A man walks past an ATM outside Bank of America Corp. headquarters in Charlotte, North Carolina, May 2, 2016.
Chris Keane | Bloomberg | Getty Images
WASHINGTON — The Consumer Financial Protection Bureau on Tuesday fined Bank of America $12 million for reporting false mortgage lending data to the federal government.
“Bank of America violated a federal law that thousands of mortgage lenders have routinely followed for decades,” CFPB director Rohit Chopra said in a statement. “It is illegal to report false information to federal regulators, and we will be taking additional steps to ensure that Bank of America stops breaking the law.”
Bank of America did not admit or deny any of the facts or findings in the CFPB consent order.
According to a CFPB consent order, Bank of America violated part of the 1975 Home Mortgage Disclosure Act (HMDA) that requires lenders to accurately report demographic data about mortgage applications to financial regulators. Data collected under the law can expose potentially discriminatory lending practices.
Starting in 2020, Bank of America identified hundreds of distributed loan officers, each of whom did not ask for demographic data, including race, ethnicity, and sex — then falsely reported that applicants declined to provide it — for at least one three month period between 2016 and 2021, the consent order said.
The violations by the loan officers began occurring as early as 2013 for loan applications collected by phone, yet Bank of America failed to take appropriate action for at least four years and did not begin monitoring phone calls for its distributed loan officers until 2021, the CFPB found.
The Biden administration has prioritized tackling racial discrimination in housing and mortgage lending.

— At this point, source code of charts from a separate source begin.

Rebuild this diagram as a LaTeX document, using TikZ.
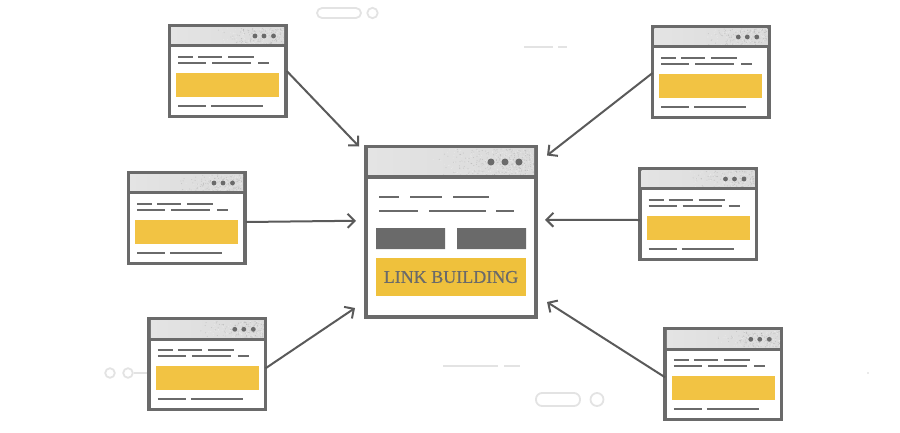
\documentclass[tikz,border=0pt]{standalone}
\usepackage{fontspec}
\setmainfont{Liberation Serif}
\newfontfamily\lblfont[FakeBold=0.5]{Liberation Serif}
\usetikzlibrary{calc,arrows.meta}
\definecolor{frameC}{HTML}{6A6A6A}
\definecolor{yel}{HTML}{F2C343}
\definecolor{yelhub}{HTML}{EFC13C}
\definecolor{faint}{HTML}{E3E3E3}
\definecolor{headL}{HTML}{E4E4E4}
\definecolor{headR}{HTML}{DADADA}
\tikzset{
  x=1pt,y=-1pt,
  frameb/.style={draw=frameC,line width=3.5pt,fill=white,rectangle,inner sep=0pt,outer sep=0pt,anchor=north west},
  hubb/.style={frameb,line width=4pt},
  txtline/.style={draw=frameC,line width=1.9pt},
  bigline/.style={draw=frameC,line width=2.6pt},
  arr/.style={draw=frameC!85!black,line width=2pt,-{Straight Barb[length=7pt,width=14pt,line width=2pt]}},
  deco/.style={draw=faint,line width=1.8pt,fill=white},
  decoline/.style={draw=faint,line width=1.6pt},
}
% stipple: dots get denser to the right of a header band
\newcommand{\stipple}[5]{% x0, y0, width, height, count
  \foreach \i in {1,...,#5}{%
    \pgfmathsetmacro{\sx}{#1+#3*sqrt(rnd)}%
    \pgfmathsetmacro{\sy}{#2+#4*rnd}%
    \pgfmathsetmacro{\sc}{rnd>0.5?45:0}%
    \fill[black!\sc!white,opacity=.3] (\sx,\sy) circle (0.55);
  }}
\newcommand{\smallwin}[3]{%
  \begin{scope}[shift={(#2,#3)}]
    \node[frameb,minimum width=116.5pt,minimum height=90.5pt] (#1) at (1.25,0.75) {};
    \shade[left color=headL,right color=headR] (3,2.5) rectangle (116,19.5);
    \stipple{50}{3}{66}{16}{240}
    \draw[draw=frameC,line width=3.2pt] (0,20.8) -- (118.5,20.8);
    \fill[frameC] (87,11) circle (2.4) (96,11) circle (2.4) (105.5,11) circle (2.4);
    \draw[txtline] (10,32)--(25,32) (30,32)--(54,32) (60,32)--(86,32);
    \draw[txtline] (10,38)--(38,38) (44,38)--(83,38) (90,38)--(101,38);
    \fill[yel] (8,48) rectangle (111,72);
    \draw[txtline] (10,81)--(38,81) (43,81)--(95,81);
  \end{scope}}
\begin{document}
\begin{tikzpicture}
\useasboundingbox (0,0) rectangle (900,432);
\pgfmathsetseed{7}
% faint background decoration
\draw[deco,rounded corners=5pt] (317,8) rectangle (361,18);
\draw[deco] (372.5,13) circle (5.2);
\draw[decoline] (524,47)--(553,47) (558,47)--(567,47);
\draw[deco] (110,373) circle (4.8) (128,373) circle (4.8);
\draw[decoline] (134,373)--(147,373);
\draw[decoline] (443,366)--(498,366) (504,366)--(520,366);
\draw[deco,rounded corners=6pt] (536,393) rectangle (580,406);
\draw[deco] (597,399.5) circle (6.5);
\fill[faint] (868,373) circle (1.2);
% windows
\smallwin{tl}{168}{25}
\smallwin{ml}{127}{172}
\smallwin{bl}{147.8}{318.3}
\smallwin{tr}{651.3}{26}
\smallwin{mr}{638.5}{168}
\smallwin{br}{663.8}{328.3}
% hub
\node[hubb,minimum width=170pt,minimum height=170.5pt] (hub) at (366,146.5) {};
\shade[left color=headL,right color=headR] (368,148.5) rectangle (534,175.5);
\stipple{430}{149}{104}{26}{460}
\draw[draw=frameC,line width=3.5pt] (365,177) -- (537,177);
\fill[frameC] (491,162) circle (3.5) (505,162) circle (3.5) (519,162) circle (3.5);
\draw[bigline] (379,197)--(399,197) (410,197)--(442,197) (453,197)--(489,197);
\draw[bigline] (379,211)--(418,211) (429,211)--(486,211) (496,211)--(514,211);
\fill[frameC] (376,228) rectangle (445,249) (457,228) rectangle (526,249);
\fill[yelhub] (376,258) rectangle (526,296);
\node[text=frameC,font=\lblfont\fontsize{18}{20}\selectfont,inner sep=0pt] (lbl) at (451,277) {LINK BUILDING};
% connectors
\draw[arr] ([xshift=1pt]tl.east) -- ([xshift=-7pt]hub.north west);
\draw[arr] ([xshift=1pt,yshift=-4pt]ml.east) -- ([xshift=-10pt,yshift=11pt]hub.west);
\draw[arr] ([yshift=-4pt]bl.east) -- ([xshift=-11pt,yshift=9pt]hub.south west);
\draw[arr] ([yshift=-1pt]tr.west) -- ([xshift=11pt,yshift=-9pt]hub.north east);
\draw[arr] ([yshift=-6pt]mr.west) -- ([xshift=9pt,yshift=12pt]hub.east);
\draw[arr] ([yshift=-3pt]br.west) -- ([xshift=11pt,yshift=15pt]hub.south east);
\end{tikzpicture}
\end{document}
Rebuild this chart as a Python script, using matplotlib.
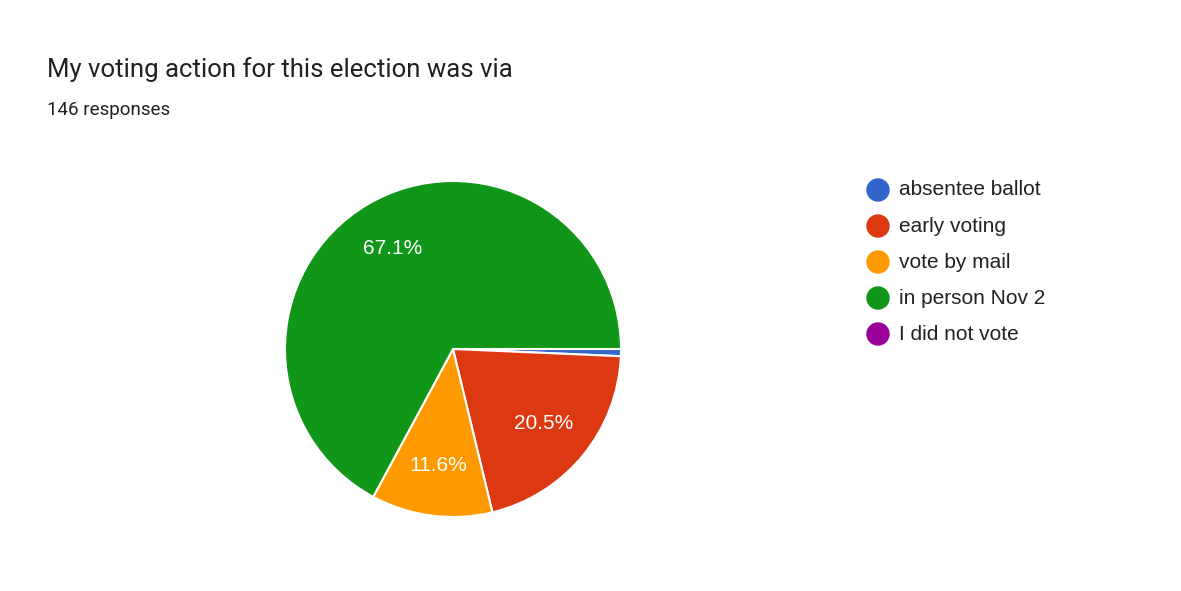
import matplotlib
matplotlib.use("Agg")
import matplotlib.pyplot as plt

categories = ["absentee ballot", "early voting", "vote by mail", "in person Nov 2", "I did not vote"]
counts = [1, 30, 17, 98, 0]
colors = ["#3366cc", "#dc3912", "#ff9900", "#109618", "#990099"]

plt.rcParams['font.family'] = ['Roboto', 'DejaVu Sans']
fig = plt.figure(figsize=(11.81, 5.91), dpi=100)
fig.text(47/1181, 1-70/591, "My voting action for this election was via", fontsize=18.5, color="#202124", va="center")
fig.text(47/1181, 1-110/591, "146 responses", fontsize=13.5, color="#202124", va="center")

ax = fig.add_axes([(453-168)/1181, 1-(349+168)/591, 336/1181, 336/591])
vals = [c for c in counts if c > 0]
cols = [colors[i] for i, c in enumerate(counts) if c > 0]
ax.pie(vals, colors=cols, startangle=0, counterclock=False,
       autopct=lambda p: f"{p:.1f}%" if p > 5 else "", pctdistance=0.7,
       wedgeprops=dict(edgecolor="white", linewidth=1.5),
       textprops=dict(color="white", fontsize=15, family=['Arial', 'Liberation Sans', 'DejaVu Sans']))
ax.set_xlim(-1.0, 1.0)
ax.set_ylim(-1.0, 1.0)
ax.set_aspect('equal')

for i, (cat, col) in enumerate(zip(categories, colors)):
    y = 1 - (190 + i*36)/591
    fig.patches.append(matplotlib.patches.Ellipse((878/1181, y), 22/1181, 22/591, transform=fig.transFigure, color=col))
    fig.text(899/1181, y, cat, fontsize=15, color="#222222", va="center",
             family=['Arial', 'Liberation Sans', 'DejaVu Sans'])

fig.savefig("out.png", dpi=100, facecolor="white")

The CFPB settlement corresponded with a separate announcement the same day from the Justice Department that it has recovered $107 million in relief for communities targeted by illegal redlining, the practice by mortgage providers of not lending money to home buyers in certain areas, often communities of color.
Bill Halldin, a representative for the bank, disputed the four-year time frame but agreed that the violations took place over a span of three months.
Bank of America “properly collected demographic data in more than 99% of applications in the years reviewed by the CFPB,” said Halldin. But he acknowledged that some officers reported a rate of applicants who declined to disclose their race that was lower than the annual industry averages.
“As the CFPB notes, we took additional steps in 2020 and 2021 to enhance our monitoring and training to ensure employees ask applicants for required racial, ethnic and gender information,” Halldin said. “This data collection issue had no impact on applications.”
The $12 million fine issued Tuesday will be paid to the CFPB’s victims relief fund.
Bank of America is among the largest mortgage lenders in the country. The bank reportedly funded $53.7 billion in first mortgage loans in 2021 through its digital application service.
The firm also employed over 4,500 loan officers, and averaged over 300,000 mortgage loan applications per year between January 2016 and the present day, the CFPB said.
Bank of America has come under fire from the CFPB before. In July, the bureau fined the banking giant $150 million for charging customers multiple junk fees, among other alleged violations.